### [Work required]
Extract each line of the material that follows exactly and omit its pictures.

*****

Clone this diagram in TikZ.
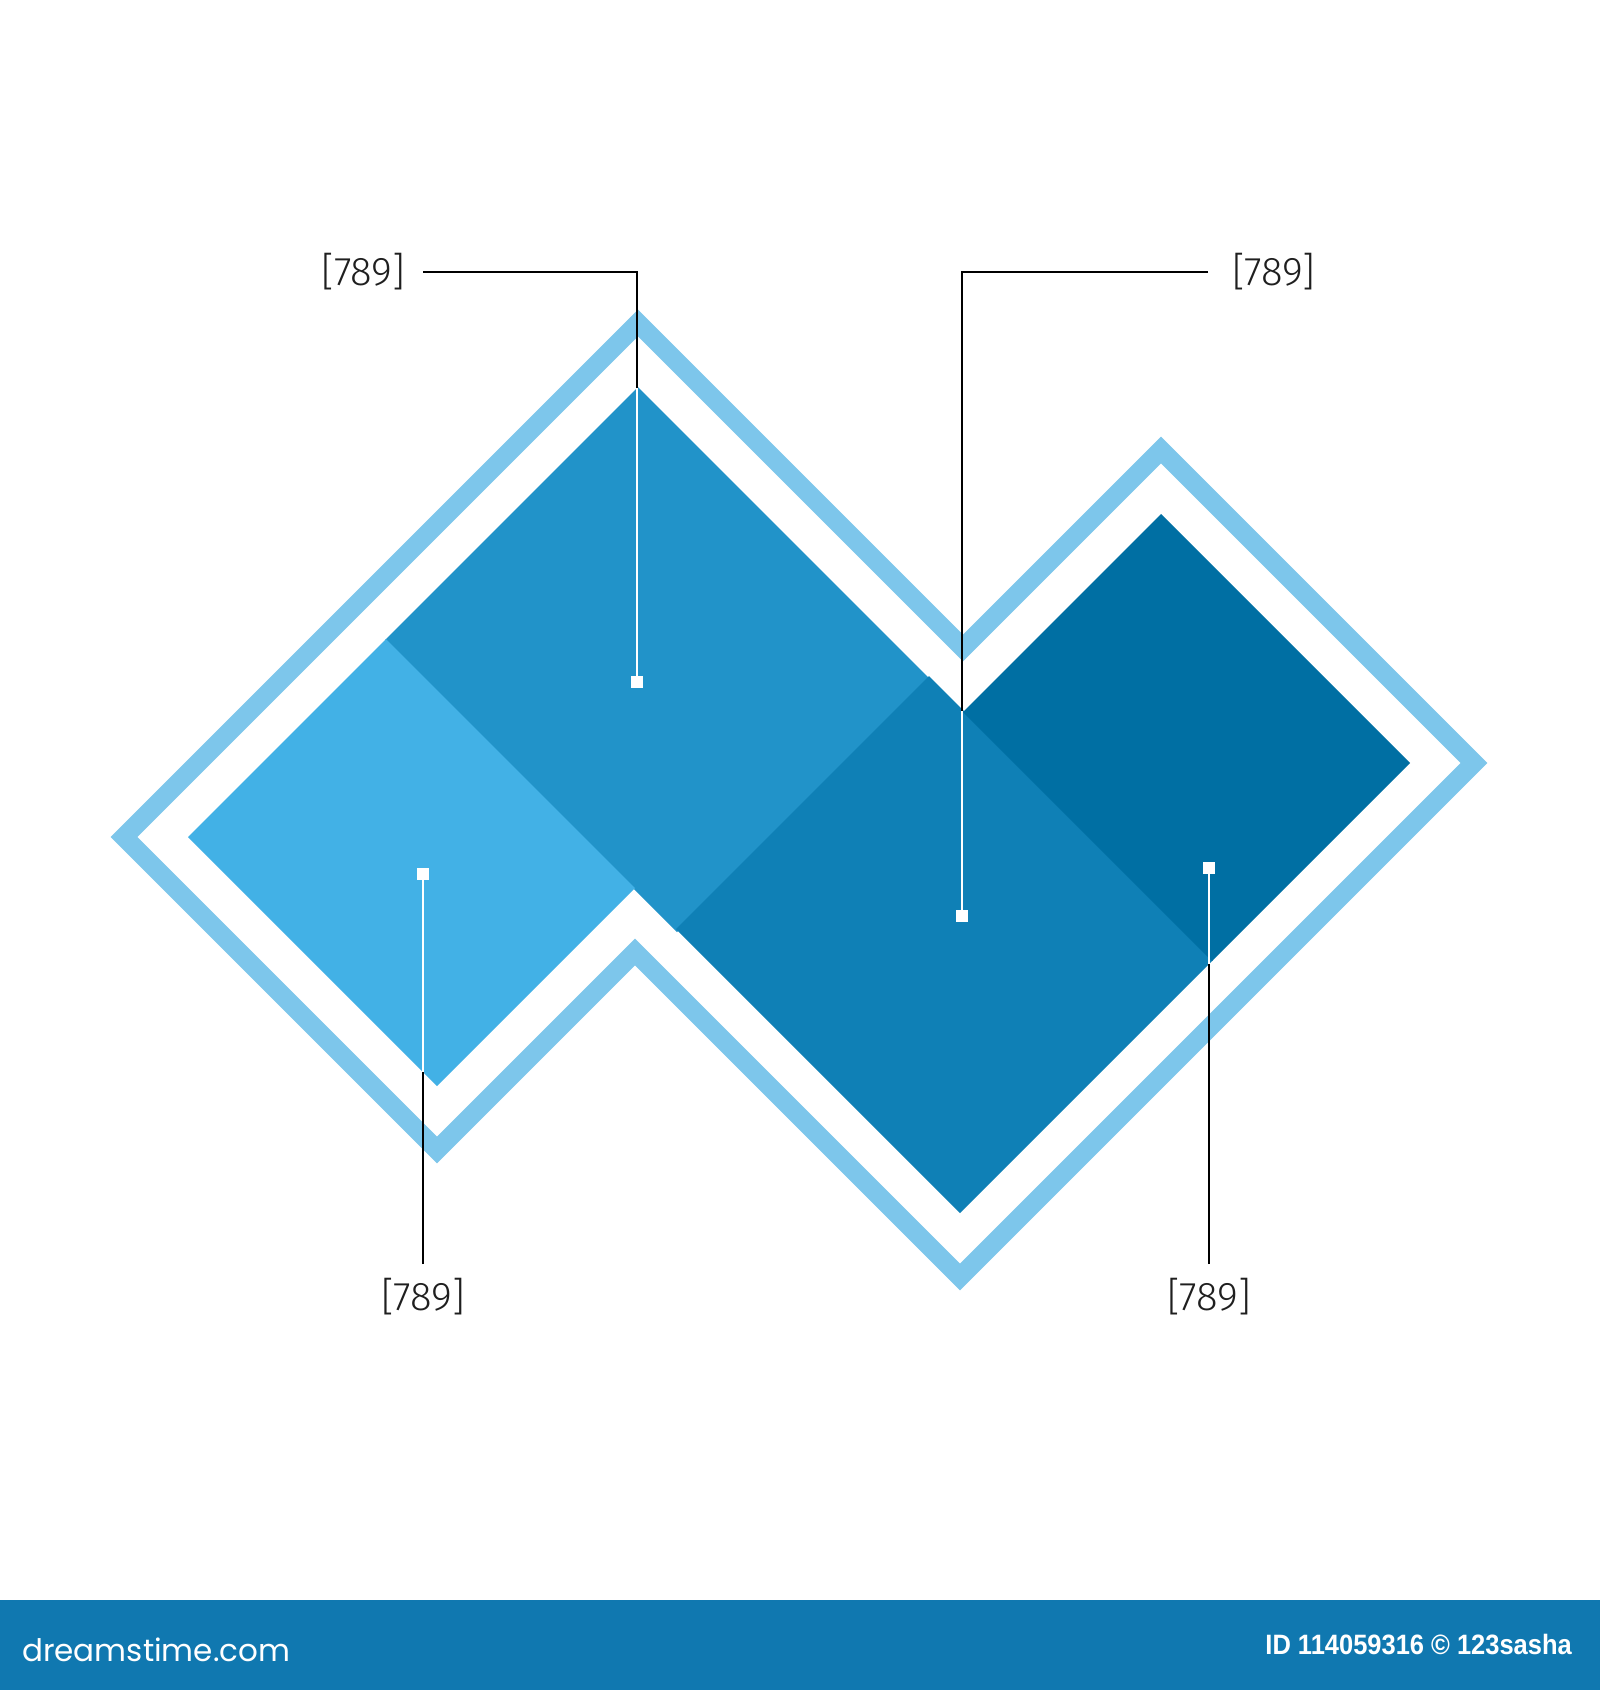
\documentclass[tikz,border=0pt]{standalone}
\usepackage{fontspec}
\newfontfamily\labfont{Fira Sans Light}
\newfontfamily\logofont{Poppins}
\newfontfamily\idfont{Liberation Sans}
\definecolor{cLight}{HTML}{42B1E6}
\definecolor{cMed}{HTML}{2193C9}
\definecolor{cCen}{HTML}{0F80B6}
\definecolor{cDark}{HTML}{006FA3}
\definecolor{cLine}{HTML}{7DC6EB}
\definecolor{cBar}{HTML}{1078B0}
\begin{document}
\begin{tikzpicture}[x=1pt,y=-1pt,
  lab/.style={font={\labfont\fontsize{40}{48}\selectfont}, text=black!88},
  leader/.style={draw=black, line width=2pt},
  wleader/.style={draw=white, line width=2pt},
  dot/.style={rectangle, fill=white, minimum size=12pt, inner sep=0pt},
  frame/.style={draw=cLine, line width=19pt, line join=miter}]
\useasboundingbox (0,0) rectangle (1600,1690);
\fill[white] (0,0) rectangle (1600,1690);
% blue shapes in a 45-degree frame (s up-right, t down-right)
\begin{scope}[shift={(188,837)}, x={(1pt,1pt)}, y={(1pt,-1pt)}]
  \fill[cMed] (197,0) -- (450,0) -- (450,292) -- (197,292) -- cycle;
  \fill[cLight] (0,0) -- (198,0) -- (198,249) -- (0,249) -- cycle;
  \fill[cCen] (198,290) -- (451,290) -- (451,574) -- (198,574) -- cycle;
  \fill[cDark] (450,325) -- (648,325) -- (648,574) -- (450,574) -- cycle;
  \draw[frame] (-32,-32) -- (482,-32) -- (482,293) -- (680,293) -- (680,606)
    -- (166,606) -- (166,281) -- (-32,281) -- cycle;
\end{scope}
% leaders
\coordinate (b1) at (637,272);
\coordinate (e1) at (637,388);
\coordinate (b2) at (962,272);
\coordinate (e2) at (962,711);
\coordinate (e3) at (423,1072);
\coordinate (e4) at (1209,964);
\node[lab, anchor=east, inner xsep=18pt] (lab1) at (423,272) {[789]};
\node[lab, anchor=west, inner xsep=24pt] (lab2) at (1208,272) {[789]};
\node[lab, anchor=north, inner ysep=14pt] (lab3) at (423,1264) {[789]};
\node[lab, anchor=north, inner ysep=14pt] (lab4) at (1209,1264) {[789]};
\draw[leader] (lab1.east) -- (b1) -- (e1);
\draw[leader] (lab2.west) -- (b2) -- (e2);
\draw[leader] (lab3.north) -- (e3);
\draw[leader] (lab4.north) -- (e4);
\node[dot] (sq1) at (637,682) {};
\node[dot] (sq2) at (962,916) {};
\node[dot] (sq3) at (423,874) {};
\node[dot] (sq4) at (1209,868) {};
\draw[wleader] (e1) -- (sq1);
\draw[wleader] (e2) -- (sq2);
\draw[wleader] (e3) -- (sq3);
\draw[wleader] (e4) -- (sq4);
% footer bar
\fill[cBar] (0,1600) rectangle (1600,1690);
\node[anchor=base west, inner sep=0pt, text=white, font={\logofont\fontsize{31}{37}\selectfont}] (logo) at (22,1661) {dreamstime.com};
\node[anchor=base east, inner sep=0pt, text=white, font={\idfont\bfseries\fontsize{28}{34}\selectfont}] (idtxt) at (1572,1654) {\scalebox{0.91}[1]{ID 114059316 © 123sasha}};
\end{tikzpicture}
\end{document}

*****

### [Correct answer]
Clone this diagram in TikZ.
\documentclass[tikz,border=0pt]{standalone}
\usepackage{fontspec}
\newfontfamily\labfont{Fira Sans Light}
\newfontfamily\logofont{Poppins}
\newfontfamily\idfont{Liberation Sans}
\definecolor{cLight}{HTML}{42B1E6}
\definecolor{cMed}{HTML}{2193C9}
\definecolor{cCen}{HTML}{0F80B6}
\definecolor{cDark}{HTML}{006FA3}
\definecolor{cLine}{HTML}{7DC6EB}
\definecolor{cBar}{HTML}{1078B0}
\begin{document}
\begin{tikzpicture}[x=1pt,y=-1pt,
  lab/.style={font={\labfont\fontsize{40}{48}\selectfont}, text=black!88},
  leader/.style={draw=black, line width=2pt},
  wleader/.style={draw=white, line width=2pt},
  dot/.style={rectangle, fill=white, minimum size=12pt, inner sep=0pt},
  frame/.style={draw=cLine, line width=19pt, line join=miter}]
\useasboundingbox (0,0) rectangle (1600,1690);
\fill[white] (0,0) rectangle (1600,1690);
% blue shapes in a 45-degree frame (s up-right, t down-right)
\begin{scope}[shift={(188,837)}, x={(1pt,1pt)}, y={(1pt,-1pt)}]
  \fill[cMed] (197,0) -- (450,0) -- (450,292) -- (197,292) -- cycle;
  \fill[cLight] (0,0) -- (198,0) -- (198,249) -- (0,249) -- cycle;
  \fill[cCen] (198,290) -- (451,290) -- (451,574) -- (198,574) -- cycle;
  \fill[cDark] (450,325) -- (648,325) -- (648,574) -- (450,574) -- cycle;
  \draw[frame] (-32,-32) -- (482,-32) -- (482,293) -- (680,293) -- (680,606)
    -- (166,606) -- (166,281) -- (-32,281) -- cycle;
\end{scope}
% leaders
\coordinate (b1) at (637,272);
\coordinate (e1) at (637,388);
\coordinate (b2) at (962,272);
\coordinate (e2) at (962,711);
\coordinate (e3) at (423,1072);
\coordinate (e4) at (1209,964);
\node[lab, anchor=east, inner xsep=18pt] (lab1) at (423,272) {[789]};
\node[lab, anchor=west, inner xsep=24pt] (lab2) at (1208,272) {[789]};
\node[lab, anchor=north, inner ysep=14pt] (lab3) at (423,1264) {[789]};
\node[lab, anchor=north, inner ysep=14pt] (lab4) at (1209,1264) {[789]};
\draw[leader] (lab1.east) -- (b1) -- (e1);
\draw[leader] (lab2.west) -- (b2) -- (e2);
\draw[leader] (lab3.north) -- (e3);
\draw[leader] (lab4.north) -- (e4);
\node[dot] (sq1) at (637,682) {};
\node[dot] (sq2) at (962,916) {};
\node[dot] (sq3) at (423,874) {};
\node[dot] (sq4) at (1209,868) {};
\draw[wleader] (e1) -- (sq1);
\draw[wleader] (e2) -- (sq2);
\draw[wleader] (e3) -- (sq3);
\draw[wleader] (e4) -- (sq4);
% footer bar
\fill[cBar] (0,1600) rectangle (1600,1690);
\node[anchor=base west, inner sep=0pt, text=white, font={\logofont\fontsize{31}{37}\selectfont}] (logo) at (22,1661) {dreamstime.com};
\node[anchor=base east, inner sep=0pt, text=white, font={\idfont\bfseries\fontsize{28}{34}\selectfont}] (idtxt) at (1572,1654) {\scalebox{0.91}[1]{ID 114059316 © 123sasha}};
\end{tikzpicture}
\end{document}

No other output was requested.